What’s more important to producing art: the idea or its execution?
First, I don’t think it’s the sort of question that has a definitive answer. Nor do I think the answer matters, but the discussion does. I encountered this question most recently while talking to university students tasked with making creative responses to a gender and sexuality unit. They have to produce art (story, podcast, video, painting, whatever) based on one aspect of the unit, something that stimulated their imagination via fear, horror or disgust, something confrontational or affirming or joyous. A few students are struggling to come to terms with the exercise. They want clarity, given it’s worth 40% of their grade.

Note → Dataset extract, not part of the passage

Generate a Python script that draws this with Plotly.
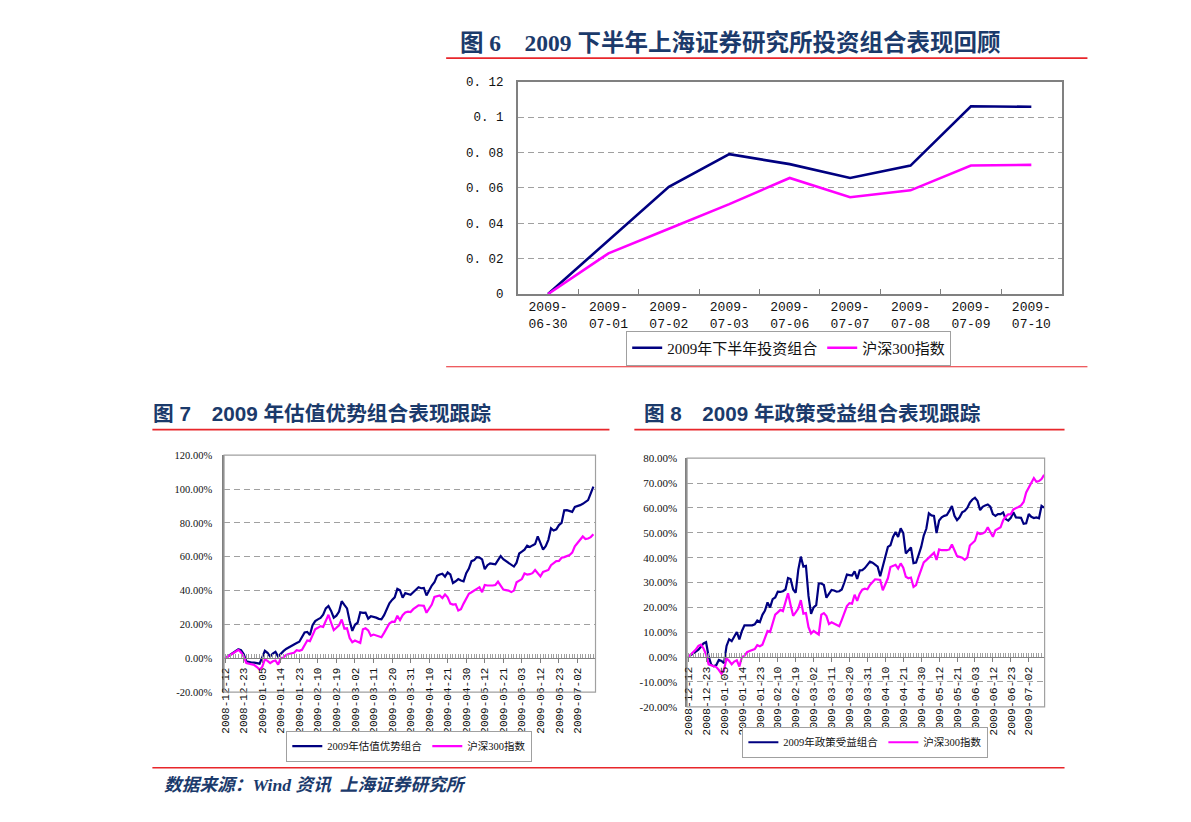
import pandas as pd
import plotly.graph_objects as go

W, H = 1191, 822

# ---------------- Figure 6 data ----------------
f6_dates = ["2009-06-30", "2009-07-01", "2009-07-02", "2009-07-03", "2009-07-06",
            "2009-07-07", "2009-07-08", "2009-07-09", "2009-07-10"]
f6_portfolio = [0.0, 0.0304, 0.0606, 0.0790, 0.0734, 0.0656, 0.0726, 0.1061, 0.1058]
f6_csi300 = [0.0, 0.0230, 0.0369, 0.0508, 0.0656, 0.0547, 0.0586, 0.0726, 0.0730]
f6_yticks = [0, 0.02, 0.04, 0.06, 0.08, 0.10, 0.12]
f6_yticktext = ["0", "0. 02", "0. 04", "0. 06", "0. 08", "0. 1", "0. 12"]

# ---------------- Figures 7 / 8 data (percent) ----------------
holidays = ["2009-01-01", "2009-01-02", "2009-01-26", "2009-01-27", "2009-01-28",
            "2009-01-29", "2009-01-30", "2009-04-06", "2009-05-01", "2009-05-28", "2009-05-29"]
trade_days = [d.strftime("%Y-%m-%d") for d in pd.bdate_range("2008-12-12", "2009-07-10")
              if d.strftime("%Y-%m-%d") not in holidays]

tick_labels = ["2008-12-12", "2008-12-23", "2009-01-05", "2009-01-14", "2009-01-23",
               "2009-02-10", "2009-02-19", "2009-03-02", "2009-03-11", "2009-03-20",
               "2009-03-31", "2009-04-10", "2009-04-21", "2009-04-30", "2009-05-12",
               "2009-05-21", "2009-06-03", "2009-06-12", "2009-06-23", "2009-07-02"]

value_portfolio = [
    0, 1.0, 2.2, 3.0, 4.2, 5.3, 4.8,
    2.5, -1.8, -2.3, -2.5, -2.6, -2.9, -3.2,
    0.5, 4.4, 3.2, 1.0, 2.8, 3.8, 1.0,
    2.8, 4.2, 5.5, 6.5, 7.0, 8.0, 9.0,
    9.8, 12.5, 15.2, 15.6, 13.7, 19.5, 22.0,
    23.0, 23.8, 25.7, 29.5, 30.9, 28.0, 24.0,
    25.2, 27.6, 33.7, 31.5, 29.5, 22.0, 16.2,
    19.8, 21.0, 27.2, 26.8, 27.0, 23.4, 24.8,
    24.5, 24.0, 23.3, 23.0, 25.5, 29.0, 32.5,
    34.5, 36.0, 41.0, 40.2, 35.8, 38.5, 38.0,
    37.5, 39.0, 40.5, 42.0, 41.4, 41.6, 37.1,
    40.5, 43.0, 44.9, 48.7, 49.5, 50.0, 48.2,
    50.7, 49.5, 44.5, 45.5, 46.8, 46.0, 45.5,
    50.3, 53.0, 57.4, 58.0, 59.8, 59.5, 58.4,
    52.6, 55.0, 56.1, 55.8, 55.5, 58.0, 60.4,
    58.5, 57.4, 56.5, 55.0, 54.2, 56.5, 61.9,
    63.0, 64.2, 66.5, 65.8, 66.7, 67.5, 72.0,
    68.1, 64.2, 66.2, 70.0, 76.8, 75.5, 76.2,
    78.7, 80.0, 87.4, 87.5, 87.0, 86.5, 89.4,
    89.8, 90.5, 91.3, 92.5, 93.5, 97.5, 101.4,
]

csi300 = [
    0, 1.0, 2.0, 3.0, 4.5, 5.0, 3.5,
    1.0, -2.9, -3.3, -3.5, -4.0, -5.2, -6.7,
    -5.1, -0.6, -1.5, -2.9, -1.8, -1.3, -3.8,
    0.0, 0.5, 2.0, 2.5, 2.8, 3.2, 4.8,
    4.4, 5.0, 8.0, 10.5, 10.1, 14.0, 17.1,
    18.0, 19.0, 18.5, 22.0, 25.7, 21.0, 16.6,
    18.0, 19.5, 22.9, 17.5, 17.7, 12.0, 9.5,
    10.5, 9.8, 9.1, 17.1, 17.7, 16.5, 13.3,
    14.0, 13.5, 12.8, 12.4, 15.0, 17.5, 20.5,
    21.7, 21.5, 25.1, 22.6, 25.5, 27.1, 27.5,
    27.3, 29.0, 30.4, 31.3, 31.2, 31.0, 26.9,
    29.0, 31.7, 36.2, 36.5, 37.1, 35.6, 37.7,
    36.0, 32.3, 31.7, 32.0, 28.2, 29.0, 32.3,
    35.0, 38.1, 39.0, 40.0, 41.0, 42.0, 39.1,
    43.3, 43.0, 42.9, 43.0, 43.3, 45.3, 43.0,
    40.6, 40.3, 40.0, 39.1, 40.0, 44.9, 46.0,
    46.8, 50.1, 49.5, 49.7, 50.3, 52.2, 50.0,
    48.4, 51.0, 51.5, 52.2, 55.0, 56.5, 57.4,
    57.5, 59.4, 59.8, 60.4, 61.0, 62.4, 66.2,
    68.1, 70.0, 72.0, 70.5, 70.8, 71.6, 73.3,
]

policy_portfolio = [
    0, 0.8, 1.6, 2.2, 3.0, 4.2, 5.5,
    6.0, 0.3, -3.0, -3.7, -3.2, -1.1, -1.5,
    -2.4, 4.5, 7.2, 6.4, 8.0, 10.1, 7.1,
    10.5, 12.8, 12.8, 13.0, 12.8, 13.2, 14.7,
    14.1, 17.0, 18.7, 22.0, 20.0, 23.3, 24.0,
    26.3, 26.2, 26.5, 27.2, 31.8, 31.4, 27.2,
    25.9, 35.1, 40.4, 36.4, 36.7, 24.6, 17.4,
    20.0, 20.9, 29.6, 29.6, 29.0, 23.9, 25.5,
    27.0, 26.8, 26.3, 26.5, 27.2, 30.0, 33.2,
    33.0, 32.8, 34.5, 31.4, 34.9, 35.0, 35.8,
    37.0, 38.4, 38.0, 37.0, 36.4, 32.5, 36.4,
    41.0, 44.3, 45.0, 48.3, 50.3, 48.3, 51.8,
    49.9, 41.7, 43.0, 44.1, 37.8, 38.0, 41.1,
    44.3, 48.9, 51.6, 57.8, 57.0, 56.8, 49.9,
    54.9, 56.2, 56.8, 57.1, 58.8, 60.8, 56.8,
    55.1, 56.2, 58.2, 58.8, 60.0, 62.1, 63.4,
    64.1, 62.8, 59.1, 60.4, 61.0, 61.4, 60.5,
    57.5, 56.8, 57.5, 57.5, 58.2, 55.5, 54.9,
    56.0, 58.2, 56.2, 56.2, 56.0, 53.6, 53.8,
    57.5, 56.4, 55.9, 56.2, 55.8, 60.8, 60.1,
]

f7_yticks = [-20, 0, 20, 40, 60, 80, 100, 120]
f8_yticks = [-20, -10, 0, 10, 20, 30, 40, 50, 60, 70, 80]

# ---------------- helpers (window pixel -> paper fraction) ----------------
def px(x):
    return x / W

def py(y):
    return 1 - y / H

NAVY = "#000080"
MAG = "#FF00FF"
GRID = "#A0A0A0"
TITLE_C = "#1B3A6B"
RED = "#E8262B"
SERIF = "Liberation Serif, DejaVu Serif, serif"
MONO = "Liberation Mono, DejaVu Sans Mono, monospace"
CJK = "Liberation Serif, Noto Sans CJK SC, serif"

idx = list(range(len(trade_days)))
tickpos = [trade_days.index(t) for t in tick_labels]

fig = go.Figure()

fig.add_trace(go.Scatter(x=f6_dates, y=f6_portfolio, mode="lines", name="2009年下半年投资组合",
                         line=dict(color=NAVY, width=2.6), xaxis="x", yaxis="y", legend="legend"))
fig.add_trace(go.Scatter(x=f6_dates, y=f6_csi300, mode="lines", name="沪深300指数",
                         line=dict(color=MAG, width=2.6), xaxis="x", yaxis="y", legend="legend"))

fig.add_trace(go.Scatter(x=idx, y=value_portfolio, mode="lines", name="2009年估值优势组合",
                         line=dict(color=NAVY, width=2.2), xaxis="x2", yaxis="y2", legend="legend2"))
fig.add_trace(go.Scatter(x=idx, y=csi300, mode="lines", name="沪深300指数",
                         line=dict(color=MAG, width=2.2), xaxis="x2", yaxis="y2", legend="legend2"))

fig.add_trace(go.Scatter(x=idx, y=policy_portfolio, mode="lines", name="2009年政策受益组合",
                         line=dict(color=NAVY, width=2.2), xaxis="x3", yaxis="y3", legend="legend3"))
fig.add_trace(go.Scatter(x=idx, y=csi300, mode="lines", name="沪深300指数",
                         line=dict(color=MAG, width=2.2), xaxis="x3", yaxis="y3", legend="legend3"))

d6x = [px(515), px(1061)]
d6y = [py(293), py(77)]
d7x = [px(220), px(593)]
d7y = [py(698), py(457)]
d8x = [px(685), px(1044)]
d8y = [py(713), py(460)]

pct_text = lambda v: f"{v:.2f}%"

layout = dict(
    width=W, height=H, margin=dict(l=0, r=0, t=0, b=0),
    paper_bgcolor="white", plot_bgcolor="white",
    font=dict(family=SERIF, color="#000000"),
    xaxis=dict(domain=d6x, anchor="y", type="category",
               tickvals=f6_dates,
               ticktext=[d[:5] + "<br>" + d[5:] for d in f6_dates],
               tickson="boundaries", ticks="inside", ticklen=5, tickcolor="#808080",
               showline=True, linecolor="#808080", linewidth=1.5, mirror=True,
               showgrid=False, tickfont=dict(family=MONO, size=13, color="#111"),
               range=[-0.5, 8.5]),
    yaxis=dict(domain=d6y, anchor="x", range=[0, 0.12], tickvals=f6_yticks,
               ticktext=f6_yticktext, showgrid=True, gridcolor=GRID, griddash="6px,4px",
               gridwidth=1, zeroline=False, showline=True, linecolor="#808080",
               linewidth=1.5, mirror=True, ticks="", ticklabelstandoff=10,
               tickfont=dict(family=MONO, size=12.5, color="#111")),
    xaxis2=dict(domain=d7x, anchor="free", position=d7y[0] + (d7y[1] - d7y[0]) * (20 / 140),
                range=[-0.4, 139.8], tickmode="array", tickvals=tickpos, ticktext=tick_labels,
                tickangle=-90, ticks="outside", ticklen=4, tickcolor="#808080",
                minor=dict(tickmode="linear", tick0=0, dtick=1, ticks="inside", ticklen=4,
                           tickcolor="#A0A0A0", showgrid=False),
                showline=True, linecolor="#808080", linewidth=1,
                showgrid=False, zeroline=False,
                tickfont=dict(family=MONO, size=11, color="#111")),
    yaxis2=dict(domain=d7y, anchor="x2", range=[-20, 120], tickvals=f7_yticks,
                ticktext=[pct_text(v) for v in f7_yticks], showgrid=True, gridcolor=GRID,
                griddash="6px,4px", zeroline=False, showline=True, linecolor="#808080",
                linewidth=1.5, ticks="", ticklabelstandoff=8,
                tickfont=dict(family=SERIF, size=10.5, color="#111")),
    xaxis3=dict(domain=d8x, anchor="free", position=d8y[0] + (d8y[1] - d8y[0]) * (20 / 100),
                range=[-0.4, 139.2], tickmode="array", tickvals=tickpos, ticktext=tick_labels,
                tickangle=-90, ticks="outside", ticklen=4, tickcolor="#808080",
                minor=dict(tickmode="linear", tick0=0, dtick=1, ticks="inside", ticklen=4,
                           tickcolor="#A0A0A0", showgrid=False),
                showline=True, linecolor="#808080", linewidth=1,
                showgrid=False, zeroline=False,
                tickfont=dict(family=MONO, size=11.5, color="#111")),
    yaxis3=dict(domain=d8y, anchor="x3", range=[-20, 80], tickvals=f8_yticks,
                ticktext=[pct_text(v) for v in f8_yticks], showgrid=True, gridcolor=GRID,
                griddash="6px,4px", zeroline=False, showline=True, linecolor="#808080",
                linewidth=1.5, ticks="", ticklabelstandoff=6,
                tickfont=dict(family=SERIF, size=11, color="#111")),
    legend=dict(x=px(787), y=py(348), xanchor="center", yanchor="middle", orientation="h",
                bordercolor="#A0A0A0", borderwidth=1, bgcolor="white",
                font=dict(family=CJK, size=15, color="#111"), itemwidth=30),
    legend2=dict(x=px(406), y=py(753), xanchor="center", yanchor="middle", orientation="h",
                 bordercolor="#A0A0A0", borderwidth=1, bgcolor="white",
                 font=dict(family=CJK, size=10.5, color="#111"), itemwidth=30),
    legend3=dict(x=px(864), y=py(749), xanchor="center", yanchor="middle", orientation="h",
                 bordercolor="#A0A0A0", borderwidth=1, bgcolor="white",
                 font=dict(family=CJK, size=10.5, color="#111"), itemwidth=30),
)
fig.update_layout(**layout)

shapes = []
for xr, yr in (("x2 domain", "y2 domain"), ("x3 domain", "y3 domain")):
    shapes.append(dict(type="rect", xref=xr, yref=yr, x0=0, x1=1, y0=0, y1=1,
                       line=dict(color="#A0A0A0", width=1.2), layer="above"))
for (x0, x1, y, w) in ((443, 1087, 53, 1.6), (443, 1087, 367, 1.2),
                       (148, 607, 431, 1.6), (632, 1064, 431, 1.6),
                       (148, 1064, 775, 1.6)):
    shapes.append(dict(type="line", xref="paper", yref="paper", x0=px(x0), x1=px(x1),
                       y0=py(y), y1=py(y), line=dict(color=RED, width=w)))
fig.update_layout(shapes=shapes)

annotations = [
    dict(text="<b>图 6　2009 下半年上海证券研究所投资组合表现回顾</b>", x=px(455), y=py(38),
         xref="paper", yref="paper", xanchor="left", yanchor="middle", showarrow=False,
         font=dict(family="Liberation Serif, Noto Sans CJK SC", size=23.5, color=TITLE_C)),
    dict(text="<b>图 7　2009 年估值优势组合表现跟踪</b>", x=px(147), y=py(415),
         xref="paper", yref="paper", xanchor="left", yanchor="middle", showarrow=False,
         font=dict(family="Liberation Sans, Noto Sans CJK SC", size=20.7, color=TITLE_C)),
    dict(text="<b>图 8　2009 年政策受益组合表现跟踪</b>", x=px(640), y=py(415),
         xref="paper", yref="paper", xanchor="left", yanchor="middle", showarrow=False,
         font=dict(family="Liberation Sans, Noto Sans CJK SC", size=20.6, color=TITLE_C)),
    dict(text="<b><i>数据来源：Wind 资讯  上海证券研究所</i></b>", x=px(158), y=py(792),
         xref="paper", yref="paper", xanchor="left", yanchor="middle", showarrow=False,
         font=dict(family="Liberation Serif, Noto Sans CJK SC", size=17.7, color=TITLE_C)),
]
fig.update_layout(annotations=annotations)

fig.write_html("out.html")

Well, I tell them, there’s a limit to the clarity I can give them. There’s no wrong answer to art, nor is there a right answer. There’s only the idea and its execution. The idea: that leap of the imagination sharpening an aspect of the background noise of our life into something that slashes at us, drawing blood. If the unit is about global environmental futures and you’re from rural Australia, concerned about how food stocks are going to diminish over the next generation, how do you bring that to our attention? Gather ingredients you imagine will still be available in 2050 and cook a meal. BAM. Art.
Does it matter how well the meal is cooked? I don’t think so. In this example the idea is everything.
I’m reminded of the National Contemporary Art Award held annually in Hamilton, New Zealand. In 2009 the winning entrant – wait for it – was called Collateral, and consisted of a small list of instructions from an artist based in Berlin asking the museum staff to assemble the discarded wrappings from the other entries. You can read about it here: http://www.stuff.co.nz/entertainment/2857424/Artist-defends-his-award-winning-rubbish
“The form was very secondary to the idea,” he said. No kidding.

Of course, for every powerful idea without execution, there are a hundred art ideas with painstaking effort put into their realisation. And sometimes the detail in the execution obscures the idea.
The balance is somewhat different with a movie or a novel. The idea is akin to the log line or the elevator pitch, that sentence-long summary that showcases the idea underpinning your complex work. “The world’s so unstable geographers are like weather forecasters, predicting where the continents will be next week” (my original elevator pitch for the upcoming Silent Sorrow).
But that’s the easy part. Then it’s months or years in the execution, sweating over detail, making that idea come alive on the page or screen. The execution matters. However, I’ve noticed a shift in the last ten years in favour of the idea, as novel publishers react to the new, diverse voices entering the market with sharp, fresh ideas. That doesn’t mean standards of execution have declined! In fact, the quest for diversity and those tangy new ideas have lifted genre standards immensely. If you don’t have that BAM! idea, you’re going to struggle no matter how well executed your derivative work.
Your idea doesn’t have to be original, but I reckon it helps. It helps a lot. Of course, if you want a wider audience you need to put effort into the execution. Which is more important? Both.